*TASK DETAILS*
Every line below that contains "matplotlib" is to be copied.

Code that draws figures
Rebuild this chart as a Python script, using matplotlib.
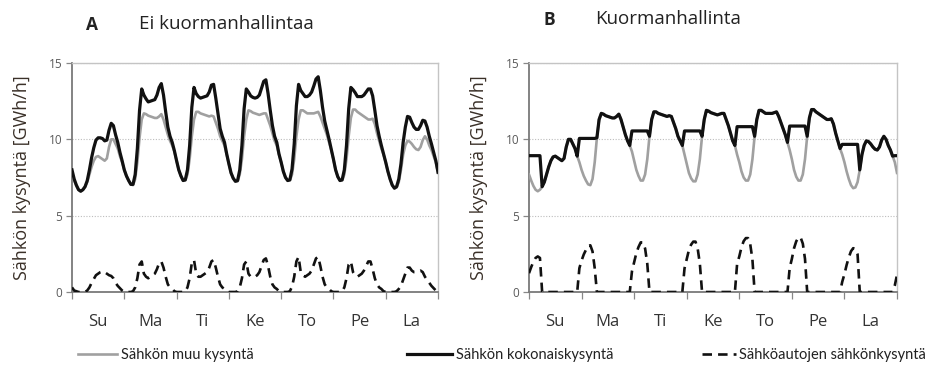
import matplotlib
matplotlib.use("Agg")
import matplotlib.pyplot as plt
import numpy as np

# ---------------- data (hourly, Sunday 00:00 ... Saturday 24:00) ----------------
day_labels = ["Su", "Ma", "Ti", "Ke", "To", "Pe", "La"]

# other electricity demand (GWh/h) - grey line, same in both panels
muu_kysynta = [
    7.7, 7.3, 6.95, 6.7, 6.6, 6.7, 6.9, 7.2, 7.7, 8.2, 8.6, 8.85, 8.9, 8.8, 8.7, 8.6, 8.75, 9.5, 10.0, 10.0, 9.7, 9.4, 8.9, 8.5,
    8.0, 7.6, 7.3, 7.05, 7.0, 7.4, 8.5, 10.1, 11.3, 11.7, 11.65, 11.55, 11.5, 11.45, 11.4, 11.4, 11.5, 11.65, 11.3, 10.8, 10.3, 9.9, 9.6, 9.2,
    8.6, 8.0, 7.6, 7.3, 7.3, 7.7, 8.7, 10.2, 11.3, 11.8, 11.8, 11.7, 11.65, 11.6, 11.55, 11.5, 11.55, 11.5, 11.1, 10.7, 10.2, 9.9, 9.6, 9.0,
    8.4, 7.8, 7.45, 7.25, 7.25, 7.7, 8.7, 10.2, 11.3, 11.9, 11.85, 11.75, 11.7, 11.65, 11.6, 11.65, 11.7, 11.7, 11.3, 10.9, 10.4, 9.9, 9.6, 9.0,
    8.5, 7.9, 7.5, 7.3, 7.3, 7.7, 8.7, 10.2, 11.3, 11.9, 11.9, 11.8, 11.7, 11.7, 11.7, 11.7, 11.75, 11.8, 11.5, 11.1, 10.7, 10.3, 9.8, 9.3,
    8.7, 8.0, 7.55, 7.3, 7.3, 7.7, 8.7, 10.2, 11.4, 11.95, 11.95, 11.8, 11.7, 11.6, 11.5, 11.4, 11.3, 11.3, 11.35, 11.0, 10.4, 9.9, 9.4, 9.0,
    8.5, 7.9, 7.4, 7.0, 6.8, 6.85, 7.2, 8.0, 9.0, 9.6, 9.9, 9.85, 9.7, 9.5, 9.35, 9.3, 9.5, 9.95, 10.2, 10.0, 9.6, 9.3, 8.9, 8.5,
    7.8,
]

# EV charging demand without load management (panel A, dashed)
ev_ilman_hallintaa = [
    0.3, 0.1, 0.05, 0, 0, 0, 0, 0.1, 0.3, 0.6, 0.85, 1.1, 1.2, 1.3, 1.35, 1.3, 1.2, 1.1, 1.05, 0.9, 0.6, 0.4, 0.25, 0.1,
    0, 0, 0, 0, 0.05, 0.3, 0.9, 1.8, 2.0, 1.2, 1.0, 0.9, 1.0, 1.1, 1.2, 1.5, 1.9, 2.0, 1.6, 1.0, 0.5, 0.3, 0.2, 0.05,
    0, 0, 0, 0, 0.05, 0.3, 0.9, 1.9, 2.1, 1.2, 1.0, 1.0, 1.1, 1.2, 1.3, 1.6, 2.0, 2.1, 1.6, 1.0, 0.5, 0.3, 0.2, 0.05,
    0, 0, 0, 0, 0.05, 0.3, 0.9, 1.8, 2.0, 1.2, 1.0, 1.0, 1.0, 1.1, 1.3, 1.7, 2.1, 2.2, 1.7, 1.0, 0.5, 0.3, 0.2, 0.05,
    0, 0, 0, 0, 0.05, 0.35, 1.0, 2.0, 2.3, 1.3, 1.1, 1.0, 1.1, 1.2, 1.4, 1.8, 2.2, 2.3, 1.7, 1.0, 0.5, 0.3, 0.2, 0.05,
    0, 0, 0, 0, 0.05, 0.3, 0.9, 1.8, 2.0, 1.3, 1.1, 1.0, 1.1, 1.2, 1.4, 1.7, 2.0, 2.0, 1.5, 0.9, 0.5, 0.3, 0.2, 0.05,
    0, 0, 0, 0, 0, 0.05, 0.2, 0.4, 0.8, 1.2, 1.6, 1.6, 1.4, 1.3, 1.3, 1.35, 1.4, 1.3, 1.0, 0.8, 0.6, 0.4, 0.25, 0.1,
    0.05,
]

# EV charging demand with load management (panel B, dashed) - night valley filling
ev_hallinnalla = [
    1.23, 1.63, 1.98, 2.23, 2.33, 2.23, 0, 0, 0, 0, 0, 0, 0, 0, 0, 0, 0, 0, 0, 0, 0, 0, 0, 1.56,
    2.06, 2.46, 2.76, 3.01, 3.06, 2.66, 1.56, 0, 0, 0, 0, 0, 0, 0, 0, 0, 0, 0, 0, 0, 0, 0, 0, 1.35,
    1.95, 2.55, 2.95, 3.25, 3.25, 2.85, 1.85, 0, 0, 0, 0, 0, 0, 0, 0, 0, 0, 0, 0, 0, 0, 0, 0, 1.55,
    2.15, 2.75, 3.10, 3.30, 3.30, 2.85, 1.85, 0, 0, 0, 0, 0, 0, 0, 0, 0, 0, 0, 0, 0, 0, 0, 0, 1.83,
    2.33, 2.93, 3.33, 3.53, 3.53, 3.13, 2.13, 0, 0, 0, 0, 0, 0, 0, 0, 0, 0, 0, 0, 0, 0, 0, 0, 1.57,
    2.17, 2.87, 3.32, 3.57, 3.57, 3.17, 2.17, 0, 0, 0, 0, 0, 0, 0, 0, 0, 0, 0, 0, 0, 0, 0, 0, 0.67,
    1.17, 1.77, 2.27, 2.67, 2.87, 2.82, 2.47, 0, 0, 0, 0, 0, 0, 0, 0, 0, 0, 0, 0, 0, 0, 0, 0, 0.43,
    1.13,
]

y_ticks = [0, 5, 10, 15]
panel_letters = ["A", "B"]
panel_titles = ["Ei kuormanhallintaa", "Kuormanhallinta"]
y_label = "Sähkön kysyntä [GWh/h]"
legend_labels = ["Sähkön muu kysyntä", "Sähkön kokonaiskysyntä", "Sähköautojen sähkönkysyntä"]

# ---------------- figure ----------------
W, H = 926, 369
fig = plt.figure(figsize=(W / 100, H / 100), dpi=100)
FONT = "Open Sans"
LFONT = "Lato"

hours = np.arange(len(muu_kysynta))
muu = np.array(muu_kysynta)
evs = [np.array(ev_ilman_hallintaa), np.array(ev_hallinnalla)]

axes_px = [(72, 438), (529, 897)]
top_px, bot_px = 63, 292

GREY = "#a0a0a0"
BLACK = "#111111"

handles = None
for i, (x0, x1) in enumerate(axes_px):
    ax = fig.add_axes([x0 / W, 1 - bot_px / H, (x1 - x0) / W, (bot_px - top_px) / H])
    ev = evs[i]
    total = muu + ev
    h_grey, = ax.plot(hours, muu, color=GREY, lw=1.9, solid_joinstyle="round", zorder=3)
    h_black, = ax.plot(hours, total, color=BLACK, lw=2.3, solid_joinstyle="round", zorder=4)
    h_dash, = ax.plot(hours, ev, color=BLACK, lw=1.9, linestyle=(0, (3.6, 2.3)), zorder=4)
    handles = [h_grey, h_black, h_dash]

    ax.set_xlim(0, 24 * len(day_labels))
    ax.set_ylim(0, 15)
    ax.set_yticks(y_ticks)
    ax.set_yticklabels([str(v) for v in y_ticks], fontsize=8.5, color="#5a5a5a", family=FONT)
    ax.tick_params(axis="y", length=4, width=0.9, color="#888888", pad=3)
    ax.yaxis.grid(True, linestyle=(0, (1, 1.5)), color="#bdbdbd", lw=0.8)
    ax.set_axisbelow(True)

    ax.set_xticks(np.arange(0, 24 * len(day_labels) + 1, 24))
    ax.set_xticklabels([])
    ax.tick_params(axis="x", which="major", length=5, width=0.9, color="#888888", direction="out")
    ax.set_xticks(np.arange(12, 24 * len(day_labels), 24), minor=True)
    ax.set_xticklabels(day_labels, minor=True, fontsize=12, color="#333333", family=FONT)
    ax.tick_params(axis="x", which="minor", length=0, pad=16)

    for s in ["left", "bottom"]:
        ax.spines[s].set_color("#7a7a7a")
        ax.spines[s].set_linewidth(1.3)
    for s in ["top", "right"]:
        ax.spines[s].set_color("#c4c4c4")
        ax.spines[s].set_linewidth(1.0)

    # y label
    fig.text((x0 - 50) / W, 1 - 178 / H, y_label, rotation=90, ha="center", va="center",
             fontsize=13, color="#3a3028", family=FONT)

# titles
fig.text(92 / W, 1 - 25 / H, panel_letters[0], fontsize=12.5, fontweight="bold", color="#222222",
         ha="center", va="center", family=FONT)
fig.text(139 / W, 1 - 24 / H, panel_titles[0], fontsize=13.5, color="#222222",
         ha="left", va="center", family=FONT)
fig.text(549 / W, 1 - 20 / H, panel_letters[1], fontsize=12.5, fontweight="bold", color="#222222",
         ha="center", va="center", family=FONT)
fig.text(595 / W, 1 - 19 / H, panel_titles[1], fontsize=13.5, color="#222222",
         ha="left", va="center", family=FONT)

# legend (three separate entries)
leg_x = [78, 407, 702]
leg_len = [2.7, 3.1, 2.3]
for h, lab, x, hl in zip(handles, legend_labels, leg_x, leg_len):
    fig.legend(handles=[h], labels=[lab], loc="center left", bbox_to_anchor=(x / W, 1 - 355 / H),
               frameon=False, borderpad=0, borderaxespad=0, handlelength=hl, handletextpad=0.25,
               prop={"family": LFONT, "size": 10.5}, labelcolor="#222222")

fig.savefig("out.png", dpi=100)
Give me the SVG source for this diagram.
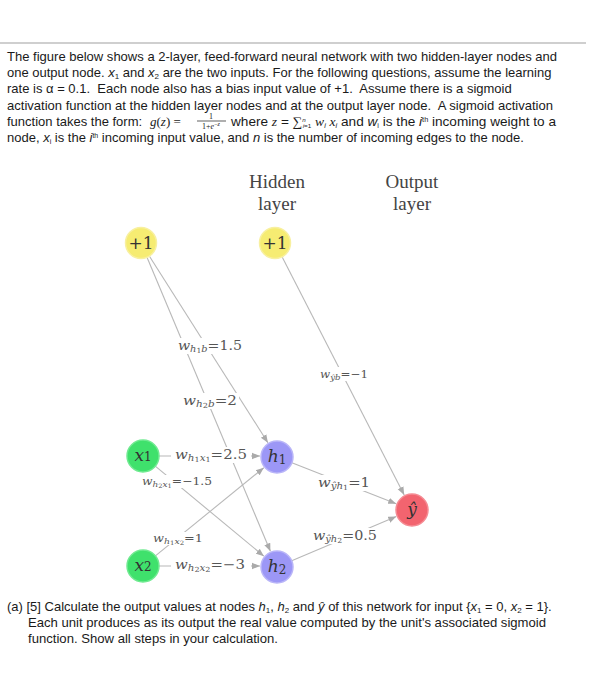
<svg xmlns="http://www.w3.org/2000/svg" width="614" height="700" viewBox="0 0 614 700">
<style>
.body{font-family:"Liberation Sans",Arial,sans-serif;font-size:13px;fill:#1a1a1a;white-space:pre}
.it{font-style:italic}
.sub{font-size:8px}
.ttl{font-family:"Liberation Serif","DejaVu Serif",serif;font-size:19px;fill:#444;text-anchor:middle}
.edge{stroke:#b8b8b8;stroke-width:1.1;fill:none;marker-end:url(#arr)}
.lbl{font-family:"DejaVu Serif","Liberation Serif",serif;font-size:13px;fill:#555;text-anchor:middle}
.lbs{font-family:"DejaVu Serif","Liberation Serif",serif;font-size:11px;fill:#555;text-anchor:middle}
.bg{fill:#ffffff}
.nt{font-family:"DejaVu Serif","Liberation Serif",serif;font-size:17px;fill:#333;text-anchor:middle}
.bias{fill:#f6ec72;stroke:#f8f0a0;stroke-width:1.5}
.inp{fill:#3fe16c;stroke:#70ea91;stroke-width:1.5}
.hid{fill:#9c97f6;stroke:#b9b5f8;stroke-width:1.5}
.out{fill:#f2646f;stroke:#f58b93;stroke-width:1.5}
</style>
<defs>
<marker id="arr" markerUnits="userSpaceOnUse" markerWidth="8" markerHeight="8" viewBox="0 0 8 8" refX="8" refY="4" orient="auto">
<path d="M0,0.8 L8,4 L0,7.2 Z" fill="#aaaaaa"/>
</marker>
</defs>
<rect width="614" height="700" fill="#ffffff"/>
<line x1="0" y1="43" x2="586" y2="43" stroke="#cfcfcf" stroke-width="2"/>

<g id="intro-text">
<text class="body" x="7" y="61" textLength="550" lengthAdjust="spacingAndGlyphs">The figure below shows a 2-layer, feed-forward neural network with two hidden-layer nodes and</text>
<text class="body" x="7" y="77">one output node. <tspan class="it">x</tspan><tspan class="sub" dy="2">1</tspan><tspan dy="-2"> and </tspan><tspan class="it">x</tspan><tspan class="sub" dy="2">2</tspan><tspan dy="-2"> are the two inputs. For the following questions, assume the learning</tspan></text>
<text class="body" x="7" y="93">rate is α = 0.1.  Each node also has a bias input value of +1.  Assume there is a sigmoid</text>
<text class="body" x="7" y="110" textLength="546" lengthAdjust="spacingAndGlyphs">activation function at the hidden layer nodes and at the output layer node.  A sigmoid activation</text>
<text class="body" x="7" y="126">function takes the form: </text>
<text x="150" y="126" font-family="Liberation Serif,serif" font-size="13" font-style="italic" fill="#1a1a1a">g<tspan font-style="normal">(</tspan>z<tspan font-style="normal">) =</tspan></text>
<text x="211" y="119" font-family="Liberation Serif,serif" font-size="8" fill="#1a1a1a" text-anchor="middle">1</text>
<line x1="197" y1="121" x2="226" y2="121" stroke="#1a1a1a" stroke-width="0.7"/>
<text x="211" y="129" font-family="Liberation Serif,serif" font-size="8" fill="#1a1a1a" text-anchor="middle">1+<tspan font-style="italic">e</tspan><tspan font-size="6" dy="-3">−<tspan font-style="italic">z</tspan></tspan></text>
<text class="body" x="231" y="126" textLength="325" lengthAdjust="spacingAndGlyphs">where <tspan font-family="Liberation Serif,serif" font-style="italic">z</tspan> = <tspan font-family="Liberation Serif,serif">∑</tspan><tspan font-size="6" dy="-4" font-style="italic">n</tspan><tspan font-size="6" dx="-3" dy="6"><tspan font-style="italic">i</tspan>=1</tspan><tspan dy="-2"> </tspan><tspan font-family="Liberation Serif,serif" font-style="italic">w</tspan><tspan font-size="7" dy="2" font-style="italic">i</tspan><tspan dy="-2"> </tspan><tspan font-family="Liberation Serif,serif" font-style="italic">x</tspan><tspan font-size="7" dy="2" font-style="italic">i</tspan><tspan dy="-2"> and </tspan><tspan class="it">w</tspan><tspan font-size="7" dy="2">i</tspan><tspan dy="-2"> is the </tspan><tspan class="it">i</tspan><tspan font-size="7" dy="-4">th</tspan><tspan dy="4"> incoming weight to a</tspan></text>
<text class="body" x="7" y="142">node, <tspan class="it">x</tspan><tspan font-size="7" dy="2">i</tspan><tspan dy="-2"> is the </tspan><tspan class="it">i</tspan><tspan font-size="7" dy="-4">th</tspan><tspan dy="4"> incoming input value, and </tspan><tspan class="it">n</tspan> is the number of incoming edges to the node.</text>
</g>

<g id="layer-titles">
<text class="ttl" x="277" y="188">Hidden</text>
<text class="ttl" x="277" y="210">layer</text>
<text class="ttl" x="412" y="188">Output</text>
<text class="ttl" x="412" y="210">layer</text>
</g>

<g id="connectors">
<line class="edge" x1="149.6" y1="256.5" x2="267.9" y2="442.7"/>
<line class="edge" x1="147.2" y1="257.8" x2="270.4" y2="551.3"/>
<line class="edge" x1="282.3" y1="257.2" x2="404.2" y2="494.9"/>
<line class="edge" x1="159" y1="456" x2="260" y2="456"/>
<line class="edge" x1="155.3" y1="466.2" x2="263.9" y2="556.2"/>
<line class="edge" x1="155.4" y1="555.9" x2="263.8" y2="467.7"/>
<line class="edge" x1="159" y1="566" x2="260" y2="566"/>
<line class="edge" x1="291.9" y1="462.8" x2="396.2" y2="503.8"/>
<line class="edge" x1="291.7" y1="560.8" x2="396.3" y2="516.6"/>
</g>

<g id="edge-labels">
<rect class="bg" x="176" y="338" width="68" height="16"/>
<text class="lbl" x="210" y="350" textLength="64" lengthAdjust="spacingAndGlyphs"><tspan class="it">w</tspan><tspan font-size="9" dy="2" class="it">h</tspan><tspan font-size="7" dy="1">1</tspan><tspan font-size="9" dy="-1" class="it">b</tspan><tspan dy="-2">=1.5</tspan></text>
<rect class="bg" x="181" y="393" width="58" height="16"/>
<text class="lbl" x="210" y="405" textLength="54" lengthAdjust="spacingAndGlyphs"><tspan class="it">w</tspan><tspan font-size="9" dy="2" class="it">h</tspan><tspan font-size="7" dy="1">2</tspan><tspan font-size="9" dy="-1" class="it">b</tspan><tspan dy="-2">=2</tspan></text>
<rect class="bg" x="318" y="367" width="52" height="14"/>
<text class="lbs" x="344" y="378" textLength="48" lengthAdjust="spacingAndGlyphs"><tspan class="it">w</tspan><tspan font-size="8" dy="2" class="it">ŷb</tspan><tspan dy="-2">=−1</tspan></text>
<rect class="bg" x="171" y="447" width="80" height="16"/>
<text class="lbl" x="211" y="459" textLength="72" lengthAdjust="spacingAndGlyphs"><tspan class="it">w</tspan><tspan font-size="9" dy="2" class="it">h</tspan><tspan font-size="7" dy="1">1</tspan><tspan font-size="9" dy="-1" class="it">x</tspan><tspan font-size="7" dy="1">1</tspan><tspan dy="-3">=2.5</tspan></text>
<rect class="bg" x="141" y="475" width="73" height="13"/>
<text class="lbs" x="177" y="485" textLength="70" lengthAdjust="spacingAndGlyphs"><tspan class="it">w</tspan><tspan font-size="8" dy="2" class="it">h</tspan><tspan font-size="6" dy="1">2</tspan><tspan font-size="8" dy="-1" class="it">x</tspan><tspan font-size="6" dy="1">1</tspan><tspan dy="-3">=−1.5</tspan></text>
<rect class="bg" x="316" y="475" width="56" height="16"/>
<text class="lbl" x="344" y="487" textLength="52" lengthAdjust="spacingAndGlyphs"><tspan class="it">w</tspan><tspan font-size="9" dy="2" class="it">ŷh</tspan><tspan font-size="7" dy="1">1</tspan><tspan dy="-3">=1</tspan></text>
<rect class="bg" x="151" y="532" width="54" height="13"/>
<text class="lbs" x="178" y="542" textLength="50" lengthAdjust="spacingAndGlyphs"><tspan class="it">w</tspan><tspan font-size="8" dy="2" class="it">h</tspan><tspan font-size="6" dy="1">1</tspan><tspan font-size="8" dy="-1" class="it">x</tspan><tspan font-size="6" dy="1">2</tspan><tspan dy="-3">=1</tspan></text>
<rect class="bg" x="311" y="528" width="68" height="16"/>
<text class="lbl" x="345" y="540" textLength="64" lengthAdjust="spacingAndGlyphs"><tspan class="it">w</tspan><tspan font-size="9" dy="2" class="it">ŷh</tspan><tspan font-size="7" dy="1">2</tspan><tspan dy="-3">=0.5</tspan></text>
<rect class="bg" x="171" y="557" width="80" height="16"/>
<text class="lbl" x="210" y="569" textLength="70" lengthAdjust="spacingAndGlyphs"><tspan class="it">w</tspan><tspan font-size="9" dy="2" class="it">h</tspan><tspan font-size="7" dy="1">2</tspan><tspan font-size="9" dy="-1" class="it">x</tspan><tspan font-size="7" dy="1">2</tspan><tspan dy="-3">=−3</tspan></text>
</g>

<g id="node-bias-input">
<circle class="bias" cx="141" cy="243" r="15.5"/>
<text class="nt" x="141" y="249">+1</text>
</g>
<g id="node-bias-hidden">
<circle class="bias" cx="275" cy="243" r="15.5"/>
<text class="nt" x="275" y="249">+1</text>
</g>
<g id="node-x1">
<circle class="inp" cx="143" cy="456" r="16"/>
<text class="nt" x="143" y="461"><tspan class="it">x</tspan><tspan font-size="12">1</tspan></text>
</g>
<g id="node-x2">
<circle class="inp" cx="143" cy="566" r="16"/>
<text class="nt" x="143" y="571"><tspan class="it">x</tspan><tspan font-size="12">2</tspan></text>
</g>
<g id="node-h1">
<circle class="hid" cx="277" cy="457" r="16"/>
<text class="nt" x="277" y="462"><tspan class="it">h</tspan><tspan font-size="12" dy="2">1</tspan></text>
</g>
<g id="node-h2">
<circle class="hid" cx="277" cy="567" r="16"/>
<text class="nt" x="277" y="572"><tspan class="it">h</tspan><tspan font-size="12" dy="2">2</tspan></text>
</g>
<g id="node-yhat">
<circle class="out" cx="412" cy="510" r="16"/>
<text class="nt" x="412" y="515" font-style="italic" font-size="15" fill="#8a2a30">ŷ</text>
</g>

<g id="question-text">
<text class="body" x="7" y="611">(a) [5] Calculate the output values at nodes <tspan class="it">h</tspan><tspan class="sub" dy="2">1</tspan><tspan dy="-2">, </tspan><tspan class="it">h</tspan><tspan class="sub" dy="2">2</tspan><tspan dy="-2"> and </tspan><tspan class="it">ŷ</tspan> of this network for input {<tspan class="it">x</tspan><tspan class="sub" dy="2">1</tspan><tspan dy="-2"> = 0, </tspan><tspan class="it">x</tspan><tspan class="sub" dy="2">2</tspan><tspan dy="-2"> = 1}.</tspan></text>
<text class="body" x="28" y="627" textLength="518" lengthAdjust="spacingAndGlyphs">Each unit produces as its output the real value computed by the unit's associated sigmoid</text>
<text class="body" x="28" y="643" textLength="250" lengthAdjust="spacingAndGlyphs">function. Show all steps in your calculation.</text>
</g>
</svg>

*ANSWER TO THE TASK*
Rebuild this chart as a Python script, using matplotlib.
import matplotlib
matplotlib.use("Agg")
import matplotlib.pyplot as plt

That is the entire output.